I was pleased at how familiar Fortaleza felt upon coming back. I took a cab from the bus station, went up to my family's apartment, and I was home, or as home as I get in Brazil. I had forgotten that not everything here is as difficult as those three weeks were. Here, I'm already done with the exhausting first weeks of the homestay, where I am struggling to understand in every single moment. Here, I can relax a little. Last night, I took the oh-so-familiar bus to IBEU, saw my English-speaking friends, and watched American TV. Things make a little bit more sense here. These next two weeks look like a lot less from this side.

The rendeiras, though, are ridiculous. I had a great last day there. I understood about six jokes, which is basically the definition of a good Brazilian day for me. There are two levels to understanding jokes. The first level is to understand the words they’re saying, and the second is to understand that they’re joking. This second level is essential, and is much more difficult than the first. If you know someone is joking, you can laugh whether or not you totally understand what they’re making the joke about.

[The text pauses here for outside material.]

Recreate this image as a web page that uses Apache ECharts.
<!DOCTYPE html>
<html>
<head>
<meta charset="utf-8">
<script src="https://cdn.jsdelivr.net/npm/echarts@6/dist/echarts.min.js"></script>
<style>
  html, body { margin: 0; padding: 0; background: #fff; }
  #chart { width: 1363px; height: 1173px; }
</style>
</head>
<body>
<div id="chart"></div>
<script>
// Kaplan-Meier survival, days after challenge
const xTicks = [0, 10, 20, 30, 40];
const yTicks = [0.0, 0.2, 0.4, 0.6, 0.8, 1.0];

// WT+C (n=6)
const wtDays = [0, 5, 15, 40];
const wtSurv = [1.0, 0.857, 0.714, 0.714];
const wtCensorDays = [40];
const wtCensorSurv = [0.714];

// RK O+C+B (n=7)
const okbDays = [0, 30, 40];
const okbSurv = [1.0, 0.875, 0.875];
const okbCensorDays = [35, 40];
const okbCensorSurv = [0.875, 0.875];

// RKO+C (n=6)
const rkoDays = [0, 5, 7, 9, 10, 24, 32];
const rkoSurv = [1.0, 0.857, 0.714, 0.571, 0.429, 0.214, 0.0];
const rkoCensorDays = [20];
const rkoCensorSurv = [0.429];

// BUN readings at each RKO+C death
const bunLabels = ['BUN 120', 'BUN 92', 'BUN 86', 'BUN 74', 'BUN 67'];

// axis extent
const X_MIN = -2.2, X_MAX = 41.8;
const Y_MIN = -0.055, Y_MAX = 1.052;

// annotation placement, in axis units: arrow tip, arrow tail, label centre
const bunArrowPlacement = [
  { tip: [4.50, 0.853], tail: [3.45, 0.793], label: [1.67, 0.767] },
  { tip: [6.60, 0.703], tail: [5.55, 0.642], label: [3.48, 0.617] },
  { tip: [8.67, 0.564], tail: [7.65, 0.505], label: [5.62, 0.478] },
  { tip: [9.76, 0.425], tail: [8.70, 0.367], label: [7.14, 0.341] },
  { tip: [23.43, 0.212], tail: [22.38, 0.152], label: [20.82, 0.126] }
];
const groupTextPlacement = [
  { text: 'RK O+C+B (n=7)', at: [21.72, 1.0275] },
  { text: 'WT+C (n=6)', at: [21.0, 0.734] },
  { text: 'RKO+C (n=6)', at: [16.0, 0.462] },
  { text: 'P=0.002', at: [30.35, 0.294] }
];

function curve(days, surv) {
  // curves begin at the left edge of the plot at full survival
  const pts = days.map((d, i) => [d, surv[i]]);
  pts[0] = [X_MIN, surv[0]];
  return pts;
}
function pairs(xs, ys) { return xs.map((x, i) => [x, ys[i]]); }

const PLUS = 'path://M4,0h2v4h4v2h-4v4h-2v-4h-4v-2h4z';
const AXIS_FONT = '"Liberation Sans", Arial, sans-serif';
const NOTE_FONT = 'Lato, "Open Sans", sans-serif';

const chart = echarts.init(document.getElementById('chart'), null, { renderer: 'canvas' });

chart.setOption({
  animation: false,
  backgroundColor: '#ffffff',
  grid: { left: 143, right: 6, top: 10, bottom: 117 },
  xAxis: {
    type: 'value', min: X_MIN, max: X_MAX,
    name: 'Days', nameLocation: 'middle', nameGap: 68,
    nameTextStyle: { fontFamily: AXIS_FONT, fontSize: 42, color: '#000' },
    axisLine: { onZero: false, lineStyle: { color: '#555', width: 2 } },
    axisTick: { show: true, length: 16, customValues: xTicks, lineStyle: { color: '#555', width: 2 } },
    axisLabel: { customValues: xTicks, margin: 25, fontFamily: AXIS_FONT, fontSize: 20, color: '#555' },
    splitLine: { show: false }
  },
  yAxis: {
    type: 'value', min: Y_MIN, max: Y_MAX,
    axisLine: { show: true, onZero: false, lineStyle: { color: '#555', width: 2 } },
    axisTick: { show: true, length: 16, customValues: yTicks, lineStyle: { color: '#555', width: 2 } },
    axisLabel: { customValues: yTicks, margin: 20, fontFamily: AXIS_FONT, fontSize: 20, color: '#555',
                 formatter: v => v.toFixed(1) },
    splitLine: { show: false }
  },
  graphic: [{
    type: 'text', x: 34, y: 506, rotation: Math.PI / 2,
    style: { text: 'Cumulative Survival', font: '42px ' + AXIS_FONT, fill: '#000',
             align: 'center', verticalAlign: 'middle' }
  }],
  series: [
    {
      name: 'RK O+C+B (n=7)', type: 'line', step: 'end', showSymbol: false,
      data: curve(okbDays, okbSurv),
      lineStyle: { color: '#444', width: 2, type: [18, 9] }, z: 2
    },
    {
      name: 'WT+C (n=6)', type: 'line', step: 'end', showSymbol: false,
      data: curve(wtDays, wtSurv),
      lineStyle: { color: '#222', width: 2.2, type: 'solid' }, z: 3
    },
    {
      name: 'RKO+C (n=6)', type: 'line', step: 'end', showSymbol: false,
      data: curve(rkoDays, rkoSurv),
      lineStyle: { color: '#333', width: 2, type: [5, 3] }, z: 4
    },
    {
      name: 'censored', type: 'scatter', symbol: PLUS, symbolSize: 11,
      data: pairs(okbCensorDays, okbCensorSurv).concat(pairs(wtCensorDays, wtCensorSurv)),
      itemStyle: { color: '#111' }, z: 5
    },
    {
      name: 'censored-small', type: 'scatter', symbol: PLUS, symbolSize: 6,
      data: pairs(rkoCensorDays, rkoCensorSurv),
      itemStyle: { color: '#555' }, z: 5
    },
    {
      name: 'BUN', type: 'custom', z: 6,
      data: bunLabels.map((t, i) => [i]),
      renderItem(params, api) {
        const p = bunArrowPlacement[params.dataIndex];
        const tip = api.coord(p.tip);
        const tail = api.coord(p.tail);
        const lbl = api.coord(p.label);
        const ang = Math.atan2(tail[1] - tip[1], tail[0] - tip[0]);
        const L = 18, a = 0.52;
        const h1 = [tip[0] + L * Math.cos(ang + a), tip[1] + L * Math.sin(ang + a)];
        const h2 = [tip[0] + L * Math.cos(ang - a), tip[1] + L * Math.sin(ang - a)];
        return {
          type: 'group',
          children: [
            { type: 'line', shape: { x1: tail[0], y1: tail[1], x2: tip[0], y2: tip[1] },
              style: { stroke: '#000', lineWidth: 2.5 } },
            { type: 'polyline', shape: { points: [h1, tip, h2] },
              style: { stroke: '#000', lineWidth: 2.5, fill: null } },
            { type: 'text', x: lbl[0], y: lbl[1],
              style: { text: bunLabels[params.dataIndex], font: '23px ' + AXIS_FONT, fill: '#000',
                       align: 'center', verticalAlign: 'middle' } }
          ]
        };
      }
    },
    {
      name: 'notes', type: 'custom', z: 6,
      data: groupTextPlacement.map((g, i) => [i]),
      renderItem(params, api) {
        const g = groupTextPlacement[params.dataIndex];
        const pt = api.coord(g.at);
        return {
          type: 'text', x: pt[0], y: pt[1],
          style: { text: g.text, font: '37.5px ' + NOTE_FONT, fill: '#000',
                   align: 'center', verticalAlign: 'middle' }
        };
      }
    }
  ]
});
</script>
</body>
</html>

Anyway, these are the lovely pieces of lace I purchased: a table runner and a place mat.


These, though, are the pieces they gave me on my last day. I tried so hard to explain to them that it was too much, that I understand that this is their work and it's valuable. But they were insistent. The final count was one dress, two collar pieces to sew onto shirts, two rectangular place mats, one oval centerpiece, one butterfly applique, and one little zippered bag. I tell you, these ladies are too much.


Oh, and one little mini-rendeira, which is extra-exciting because it even has some of the cactus-spine pins that they actually use sticking out of her lacework.

Friday, June 3, 2011

Hard to keep up that Tookish feeling...

"Far, far away in the West, where things were blue and faint, Bilbo knew there lay his own country of safe and comfortable things, and his little hobbit-hole."

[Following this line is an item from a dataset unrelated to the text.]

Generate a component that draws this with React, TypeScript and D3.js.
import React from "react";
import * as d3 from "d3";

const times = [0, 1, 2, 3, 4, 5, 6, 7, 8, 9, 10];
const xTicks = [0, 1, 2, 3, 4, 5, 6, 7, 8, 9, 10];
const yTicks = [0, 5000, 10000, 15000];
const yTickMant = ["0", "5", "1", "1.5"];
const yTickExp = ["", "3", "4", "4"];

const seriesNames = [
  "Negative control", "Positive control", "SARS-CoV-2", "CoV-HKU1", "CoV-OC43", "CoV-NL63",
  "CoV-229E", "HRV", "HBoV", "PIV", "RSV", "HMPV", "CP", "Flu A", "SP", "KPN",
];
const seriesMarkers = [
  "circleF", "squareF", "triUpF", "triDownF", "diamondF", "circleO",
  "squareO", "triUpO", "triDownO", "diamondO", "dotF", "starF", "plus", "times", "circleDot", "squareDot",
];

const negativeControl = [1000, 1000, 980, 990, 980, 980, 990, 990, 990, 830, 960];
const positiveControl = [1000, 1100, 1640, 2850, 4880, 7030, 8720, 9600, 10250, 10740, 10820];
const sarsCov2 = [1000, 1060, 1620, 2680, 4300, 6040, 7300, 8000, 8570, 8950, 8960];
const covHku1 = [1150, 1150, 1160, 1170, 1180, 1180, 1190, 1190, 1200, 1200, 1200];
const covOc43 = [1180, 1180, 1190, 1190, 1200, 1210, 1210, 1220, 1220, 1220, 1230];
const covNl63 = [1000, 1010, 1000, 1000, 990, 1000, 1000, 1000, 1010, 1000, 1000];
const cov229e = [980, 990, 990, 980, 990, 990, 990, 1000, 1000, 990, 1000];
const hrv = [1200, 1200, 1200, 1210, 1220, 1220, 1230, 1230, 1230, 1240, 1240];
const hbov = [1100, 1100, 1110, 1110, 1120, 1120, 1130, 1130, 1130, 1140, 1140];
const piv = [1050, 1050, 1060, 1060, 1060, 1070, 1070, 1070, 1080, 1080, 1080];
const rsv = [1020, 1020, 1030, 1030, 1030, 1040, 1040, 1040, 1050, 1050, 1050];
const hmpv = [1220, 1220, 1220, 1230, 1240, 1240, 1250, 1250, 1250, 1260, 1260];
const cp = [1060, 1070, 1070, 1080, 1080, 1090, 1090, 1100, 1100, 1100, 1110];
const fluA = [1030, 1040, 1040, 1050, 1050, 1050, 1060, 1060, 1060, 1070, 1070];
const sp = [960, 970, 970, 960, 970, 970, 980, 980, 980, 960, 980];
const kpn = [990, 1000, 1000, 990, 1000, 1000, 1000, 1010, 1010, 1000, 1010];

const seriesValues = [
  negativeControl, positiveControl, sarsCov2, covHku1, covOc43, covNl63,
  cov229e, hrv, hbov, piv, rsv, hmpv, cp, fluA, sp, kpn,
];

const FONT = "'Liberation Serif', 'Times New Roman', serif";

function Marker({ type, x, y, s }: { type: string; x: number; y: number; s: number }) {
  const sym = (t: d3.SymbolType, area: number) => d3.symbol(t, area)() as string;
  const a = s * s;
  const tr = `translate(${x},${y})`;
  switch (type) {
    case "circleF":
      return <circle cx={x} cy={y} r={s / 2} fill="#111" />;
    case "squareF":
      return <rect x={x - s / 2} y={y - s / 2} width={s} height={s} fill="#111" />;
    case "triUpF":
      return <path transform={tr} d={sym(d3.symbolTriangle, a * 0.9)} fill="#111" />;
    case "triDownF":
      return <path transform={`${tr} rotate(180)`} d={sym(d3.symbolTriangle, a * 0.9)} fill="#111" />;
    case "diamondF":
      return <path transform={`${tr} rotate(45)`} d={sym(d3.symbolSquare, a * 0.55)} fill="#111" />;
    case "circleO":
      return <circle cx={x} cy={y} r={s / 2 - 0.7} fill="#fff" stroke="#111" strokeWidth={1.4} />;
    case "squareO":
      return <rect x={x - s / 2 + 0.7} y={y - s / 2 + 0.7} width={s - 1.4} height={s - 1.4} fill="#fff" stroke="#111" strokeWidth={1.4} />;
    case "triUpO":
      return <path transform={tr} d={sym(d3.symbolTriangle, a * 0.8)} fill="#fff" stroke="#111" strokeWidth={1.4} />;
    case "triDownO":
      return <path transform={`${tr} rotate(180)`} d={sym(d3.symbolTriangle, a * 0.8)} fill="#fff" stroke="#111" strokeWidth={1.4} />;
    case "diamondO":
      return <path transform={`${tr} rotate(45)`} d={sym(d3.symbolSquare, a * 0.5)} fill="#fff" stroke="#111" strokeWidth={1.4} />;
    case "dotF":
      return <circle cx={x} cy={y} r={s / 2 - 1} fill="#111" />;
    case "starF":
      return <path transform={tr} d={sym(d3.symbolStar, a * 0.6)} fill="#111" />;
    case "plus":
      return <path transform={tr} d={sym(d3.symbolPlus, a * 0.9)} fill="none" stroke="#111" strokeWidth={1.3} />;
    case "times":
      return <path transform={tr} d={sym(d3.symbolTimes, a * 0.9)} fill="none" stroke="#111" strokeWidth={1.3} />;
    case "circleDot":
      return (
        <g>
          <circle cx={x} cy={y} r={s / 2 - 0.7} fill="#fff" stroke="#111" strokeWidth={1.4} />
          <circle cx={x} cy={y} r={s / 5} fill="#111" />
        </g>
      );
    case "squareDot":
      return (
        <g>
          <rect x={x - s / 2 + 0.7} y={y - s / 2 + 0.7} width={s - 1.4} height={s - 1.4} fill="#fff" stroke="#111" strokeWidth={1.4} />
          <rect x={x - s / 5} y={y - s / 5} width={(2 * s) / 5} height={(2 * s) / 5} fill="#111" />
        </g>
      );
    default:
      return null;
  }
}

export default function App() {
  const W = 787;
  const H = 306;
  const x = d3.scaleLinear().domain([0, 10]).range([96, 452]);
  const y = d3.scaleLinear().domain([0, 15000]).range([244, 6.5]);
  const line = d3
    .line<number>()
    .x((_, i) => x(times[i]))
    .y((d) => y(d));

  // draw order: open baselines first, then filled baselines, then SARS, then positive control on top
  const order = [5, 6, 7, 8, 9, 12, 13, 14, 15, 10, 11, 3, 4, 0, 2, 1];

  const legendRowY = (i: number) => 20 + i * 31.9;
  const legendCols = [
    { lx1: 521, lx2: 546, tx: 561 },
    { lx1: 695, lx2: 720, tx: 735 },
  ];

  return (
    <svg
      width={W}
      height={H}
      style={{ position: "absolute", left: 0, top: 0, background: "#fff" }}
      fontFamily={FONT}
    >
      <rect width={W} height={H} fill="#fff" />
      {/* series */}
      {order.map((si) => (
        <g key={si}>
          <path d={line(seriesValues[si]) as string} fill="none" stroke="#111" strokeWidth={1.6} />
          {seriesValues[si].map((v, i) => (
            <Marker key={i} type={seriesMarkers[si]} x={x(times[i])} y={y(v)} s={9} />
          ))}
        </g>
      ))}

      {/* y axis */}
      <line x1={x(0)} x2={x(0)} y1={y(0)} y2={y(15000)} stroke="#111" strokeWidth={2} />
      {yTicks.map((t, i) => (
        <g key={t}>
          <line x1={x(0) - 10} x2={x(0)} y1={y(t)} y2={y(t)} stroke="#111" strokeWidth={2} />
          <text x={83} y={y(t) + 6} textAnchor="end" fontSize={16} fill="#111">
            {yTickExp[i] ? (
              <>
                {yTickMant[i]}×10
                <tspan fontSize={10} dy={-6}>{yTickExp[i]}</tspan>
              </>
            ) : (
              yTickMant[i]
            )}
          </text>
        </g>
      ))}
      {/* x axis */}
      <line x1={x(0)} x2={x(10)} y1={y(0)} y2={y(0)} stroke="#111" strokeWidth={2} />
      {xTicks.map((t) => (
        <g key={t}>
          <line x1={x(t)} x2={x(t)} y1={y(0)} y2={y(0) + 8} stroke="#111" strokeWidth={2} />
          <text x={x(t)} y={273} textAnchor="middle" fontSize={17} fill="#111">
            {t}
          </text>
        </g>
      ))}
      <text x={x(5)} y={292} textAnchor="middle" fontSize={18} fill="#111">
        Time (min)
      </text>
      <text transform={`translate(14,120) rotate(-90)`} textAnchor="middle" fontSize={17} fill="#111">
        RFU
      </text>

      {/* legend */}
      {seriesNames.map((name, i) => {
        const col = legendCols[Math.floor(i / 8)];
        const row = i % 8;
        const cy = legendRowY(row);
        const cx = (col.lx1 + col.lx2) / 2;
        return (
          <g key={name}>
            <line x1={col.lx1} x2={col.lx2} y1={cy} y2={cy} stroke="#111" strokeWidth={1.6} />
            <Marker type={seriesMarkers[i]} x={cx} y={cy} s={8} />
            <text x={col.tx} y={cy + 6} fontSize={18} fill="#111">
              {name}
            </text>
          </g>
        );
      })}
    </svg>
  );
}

- J.R.R. Tolkien, The Hobbit


I gave up on everything and went to the beach today. Glaisa wanted to come too, so that’s what that turned into. I read The Hobbit while Glaisa swam in the pool. We met a nice family, and I talked to them about not speaking English and about being really white and getting really red. It was cute. It was nice, too, because Glaisa got to play and I got to hang out and read in the semi-sun that was going on. Their daughter later asked if I was Glaisa’s nanny, and I corrected her. I never bothered to correct the parents. I guess that’s sort of what it would be like though, to be a live-in nanny in Brazil. Nice little taste, but I’d never want to do it.

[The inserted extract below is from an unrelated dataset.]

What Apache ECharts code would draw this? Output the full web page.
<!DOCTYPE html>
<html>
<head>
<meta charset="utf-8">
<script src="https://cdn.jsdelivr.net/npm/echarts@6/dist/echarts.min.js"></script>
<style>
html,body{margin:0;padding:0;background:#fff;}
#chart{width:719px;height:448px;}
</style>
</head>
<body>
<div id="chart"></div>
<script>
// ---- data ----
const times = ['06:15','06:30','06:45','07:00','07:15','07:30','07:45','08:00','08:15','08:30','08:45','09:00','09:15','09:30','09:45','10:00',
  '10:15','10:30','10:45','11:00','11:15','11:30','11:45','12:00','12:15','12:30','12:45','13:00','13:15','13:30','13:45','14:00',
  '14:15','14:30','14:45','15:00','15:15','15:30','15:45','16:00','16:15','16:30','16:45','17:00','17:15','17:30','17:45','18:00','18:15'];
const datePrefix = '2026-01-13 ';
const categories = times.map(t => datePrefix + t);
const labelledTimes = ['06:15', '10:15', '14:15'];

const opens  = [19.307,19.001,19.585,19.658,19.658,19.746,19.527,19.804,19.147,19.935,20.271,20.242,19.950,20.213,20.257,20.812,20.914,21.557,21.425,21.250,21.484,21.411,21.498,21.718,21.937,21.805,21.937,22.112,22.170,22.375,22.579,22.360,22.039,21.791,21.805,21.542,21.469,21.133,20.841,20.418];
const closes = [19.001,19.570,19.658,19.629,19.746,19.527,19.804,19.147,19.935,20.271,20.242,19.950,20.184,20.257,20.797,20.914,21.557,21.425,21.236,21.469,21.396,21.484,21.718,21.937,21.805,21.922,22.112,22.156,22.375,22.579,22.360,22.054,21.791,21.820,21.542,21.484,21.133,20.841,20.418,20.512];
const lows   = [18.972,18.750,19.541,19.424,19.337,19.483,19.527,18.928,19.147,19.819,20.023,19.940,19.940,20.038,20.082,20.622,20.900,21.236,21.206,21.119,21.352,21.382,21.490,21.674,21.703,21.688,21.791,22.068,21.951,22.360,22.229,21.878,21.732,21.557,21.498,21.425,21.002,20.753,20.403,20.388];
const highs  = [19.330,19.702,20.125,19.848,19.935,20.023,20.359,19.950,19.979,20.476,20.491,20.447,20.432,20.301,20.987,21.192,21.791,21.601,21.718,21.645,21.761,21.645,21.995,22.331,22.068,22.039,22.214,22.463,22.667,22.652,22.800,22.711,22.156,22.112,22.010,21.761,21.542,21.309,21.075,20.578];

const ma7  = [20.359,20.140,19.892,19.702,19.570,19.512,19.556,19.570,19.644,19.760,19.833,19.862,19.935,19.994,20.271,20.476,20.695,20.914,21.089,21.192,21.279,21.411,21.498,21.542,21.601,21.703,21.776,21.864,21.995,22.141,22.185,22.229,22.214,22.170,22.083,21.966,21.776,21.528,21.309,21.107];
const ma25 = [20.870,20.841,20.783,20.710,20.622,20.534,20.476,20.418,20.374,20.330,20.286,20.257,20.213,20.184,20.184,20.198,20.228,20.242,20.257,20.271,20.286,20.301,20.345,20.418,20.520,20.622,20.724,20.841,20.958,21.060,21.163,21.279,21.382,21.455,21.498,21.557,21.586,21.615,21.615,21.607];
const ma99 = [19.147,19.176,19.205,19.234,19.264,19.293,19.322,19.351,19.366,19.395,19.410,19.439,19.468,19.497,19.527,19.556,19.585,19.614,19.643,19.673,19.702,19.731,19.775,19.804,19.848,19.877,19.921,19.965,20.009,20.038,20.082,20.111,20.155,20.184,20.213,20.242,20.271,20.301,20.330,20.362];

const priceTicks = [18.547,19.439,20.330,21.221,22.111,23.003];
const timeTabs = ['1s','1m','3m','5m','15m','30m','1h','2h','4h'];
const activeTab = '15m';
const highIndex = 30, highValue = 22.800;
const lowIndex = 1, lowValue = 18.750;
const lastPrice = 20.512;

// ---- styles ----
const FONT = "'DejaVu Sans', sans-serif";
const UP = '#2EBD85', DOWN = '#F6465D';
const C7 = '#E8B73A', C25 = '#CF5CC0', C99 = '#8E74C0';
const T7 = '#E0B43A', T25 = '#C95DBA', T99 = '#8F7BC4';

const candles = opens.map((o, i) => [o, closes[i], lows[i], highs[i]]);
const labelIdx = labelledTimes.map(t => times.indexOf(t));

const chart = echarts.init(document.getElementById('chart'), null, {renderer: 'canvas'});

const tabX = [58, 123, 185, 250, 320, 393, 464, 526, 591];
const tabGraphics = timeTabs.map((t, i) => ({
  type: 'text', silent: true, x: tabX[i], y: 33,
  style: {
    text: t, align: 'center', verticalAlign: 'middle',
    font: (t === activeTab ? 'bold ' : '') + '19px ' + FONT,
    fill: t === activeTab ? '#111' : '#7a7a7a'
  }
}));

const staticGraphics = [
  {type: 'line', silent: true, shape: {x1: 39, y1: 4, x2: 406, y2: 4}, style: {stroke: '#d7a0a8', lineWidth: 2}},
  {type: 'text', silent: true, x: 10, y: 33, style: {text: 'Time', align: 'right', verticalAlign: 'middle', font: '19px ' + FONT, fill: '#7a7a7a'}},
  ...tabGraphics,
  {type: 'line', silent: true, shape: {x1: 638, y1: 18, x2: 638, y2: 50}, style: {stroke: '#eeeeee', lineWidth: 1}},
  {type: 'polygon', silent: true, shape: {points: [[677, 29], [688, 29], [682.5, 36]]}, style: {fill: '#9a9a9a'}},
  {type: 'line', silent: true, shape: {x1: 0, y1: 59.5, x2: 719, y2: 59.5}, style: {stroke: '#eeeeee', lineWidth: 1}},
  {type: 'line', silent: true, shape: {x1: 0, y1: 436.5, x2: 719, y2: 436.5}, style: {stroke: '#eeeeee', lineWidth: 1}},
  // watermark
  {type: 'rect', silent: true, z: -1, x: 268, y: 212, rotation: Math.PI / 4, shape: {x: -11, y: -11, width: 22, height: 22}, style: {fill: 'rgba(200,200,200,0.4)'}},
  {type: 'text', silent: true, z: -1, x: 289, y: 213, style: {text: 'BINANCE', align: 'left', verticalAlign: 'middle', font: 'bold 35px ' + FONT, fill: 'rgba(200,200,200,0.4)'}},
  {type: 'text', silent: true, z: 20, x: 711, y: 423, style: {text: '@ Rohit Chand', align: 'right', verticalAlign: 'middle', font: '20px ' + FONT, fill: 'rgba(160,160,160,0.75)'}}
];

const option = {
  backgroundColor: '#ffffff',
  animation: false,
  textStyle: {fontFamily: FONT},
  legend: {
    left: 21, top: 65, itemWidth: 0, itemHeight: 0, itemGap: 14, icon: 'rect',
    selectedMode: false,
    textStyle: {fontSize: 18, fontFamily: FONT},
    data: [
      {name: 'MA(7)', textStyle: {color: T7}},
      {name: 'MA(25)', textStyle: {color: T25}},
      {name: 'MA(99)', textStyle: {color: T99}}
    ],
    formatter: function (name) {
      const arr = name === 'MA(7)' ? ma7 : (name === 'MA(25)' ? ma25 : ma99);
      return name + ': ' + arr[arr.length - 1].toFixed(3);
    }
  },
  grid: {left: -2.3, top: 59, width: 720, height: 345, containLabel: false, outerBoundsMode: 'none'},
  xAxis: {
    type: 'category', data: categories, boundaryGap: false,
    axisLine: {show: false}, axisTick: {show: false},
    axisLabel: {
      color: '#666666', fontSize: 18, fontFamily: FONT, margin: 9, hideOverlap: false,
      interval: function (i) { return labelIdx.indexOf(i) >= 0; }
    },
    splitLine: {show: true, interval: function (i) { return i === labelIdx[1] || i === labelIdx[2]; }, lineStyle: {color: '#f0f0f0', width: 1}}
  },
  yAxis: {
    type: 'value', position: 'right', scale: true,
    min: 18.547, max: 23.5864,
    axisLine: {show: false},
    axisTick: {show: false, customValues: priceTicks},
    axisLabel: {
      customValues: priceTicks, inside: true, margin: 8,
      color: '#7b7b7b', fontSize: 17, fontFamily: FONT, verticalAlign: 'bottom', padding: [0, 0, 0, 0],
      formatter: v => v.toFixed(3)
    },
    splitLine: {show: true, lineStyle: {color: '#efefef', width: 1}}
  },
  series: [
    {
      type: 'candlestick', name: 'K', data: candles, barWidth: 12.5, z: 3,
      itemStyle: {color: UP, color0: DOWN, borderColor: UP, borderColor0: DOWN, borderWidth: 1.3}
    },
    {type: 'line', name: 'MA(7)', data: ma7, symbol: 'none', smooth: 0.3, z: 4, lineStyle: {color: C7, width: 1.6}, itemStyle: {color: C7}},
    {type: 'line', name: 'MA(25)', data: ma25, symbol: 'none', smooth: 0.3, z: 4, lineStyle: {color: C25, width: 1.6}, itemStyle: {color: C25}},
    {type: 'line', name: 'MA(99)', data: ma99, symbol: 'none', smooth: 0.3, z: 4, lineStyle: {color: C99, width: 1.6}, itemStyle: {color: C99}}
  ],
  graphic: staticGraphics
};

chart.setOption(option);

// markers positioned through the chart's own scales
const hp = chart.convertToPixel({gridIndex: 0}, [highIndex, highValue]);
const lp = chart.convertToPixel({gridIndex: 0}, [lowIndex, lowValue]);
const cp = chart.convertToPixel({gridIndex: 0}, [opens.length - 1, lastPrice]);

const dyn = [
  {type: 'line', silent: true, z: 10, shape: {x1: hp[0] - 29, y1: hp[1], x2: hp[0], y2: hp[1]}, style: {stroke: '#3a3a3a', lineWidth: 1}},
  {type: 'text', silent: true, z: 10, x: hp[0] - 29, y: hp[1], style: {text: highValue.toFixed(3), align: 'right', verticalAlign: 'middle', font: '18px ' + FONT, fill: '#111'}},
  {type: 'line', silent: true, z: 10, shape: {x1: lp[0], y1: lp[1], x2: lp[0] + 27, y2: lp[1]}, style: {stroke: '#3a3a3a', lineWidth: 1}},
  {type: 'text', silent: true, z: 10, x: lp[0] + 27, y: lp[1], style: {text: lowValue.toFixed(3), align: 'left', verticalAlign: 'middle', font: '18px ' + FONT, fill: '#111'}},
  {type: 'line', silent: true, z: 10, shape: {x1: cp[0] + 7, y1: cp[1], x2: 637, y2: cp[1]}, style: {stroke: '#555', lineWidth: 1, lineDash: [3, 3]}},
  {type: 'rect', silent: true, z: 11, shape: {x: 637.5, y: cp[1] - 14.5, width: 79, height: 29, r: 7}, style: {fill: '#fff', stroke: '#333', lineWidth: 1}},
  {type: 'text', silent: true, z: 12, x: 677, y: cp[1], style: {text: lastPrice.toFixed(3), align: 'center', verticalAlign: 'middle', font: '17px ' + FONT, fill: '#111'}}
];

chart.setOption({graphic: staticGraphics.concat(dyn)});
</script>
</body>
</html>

But I got to read The Hobbit lying on a beach in Brazil, and that is wonderful.

Thursday, June 2, 2011

Burnout

I’m totally burned out. I had no idea. I thought I was just being lazy until I tried to actually pay attention at the Centro yesterday and I just couldn’t. It was awful. I obviously still care about them and their situation and I really enjoy their day-to-day hanging out and their lace is fabulous, but me and this whole thing where I try to understand other cultures? I think we’re kind of done with each other.

Honestly, that’s what I’ve gained from this more than anything else – nothing even close to an understanding of Brazilian culture, but an understanding that there is so much of the world that is not my world, and that doesn’t just mean that it’s foreign and interesting and exciting, but that being put in a position where you have to try to understand it is dramatically uncomfortable and I don’t really want to have to do it again. I don’t want to try to understand it. It feels like enough to know that it is there, and that I don’t understand it. This feels like such a cop-out kind of attitude, and I didn’t think I would respond to this experience this way, but there it is.

I’ve also learned to go with the flow. But that’s another series of thoroughly unexciting and mildly disappointing stories for another day.

It’s just occurred to me to be thankful that we measure time the same way. How freaking irritating would that be, to have to constantly convert units of time? Jesus.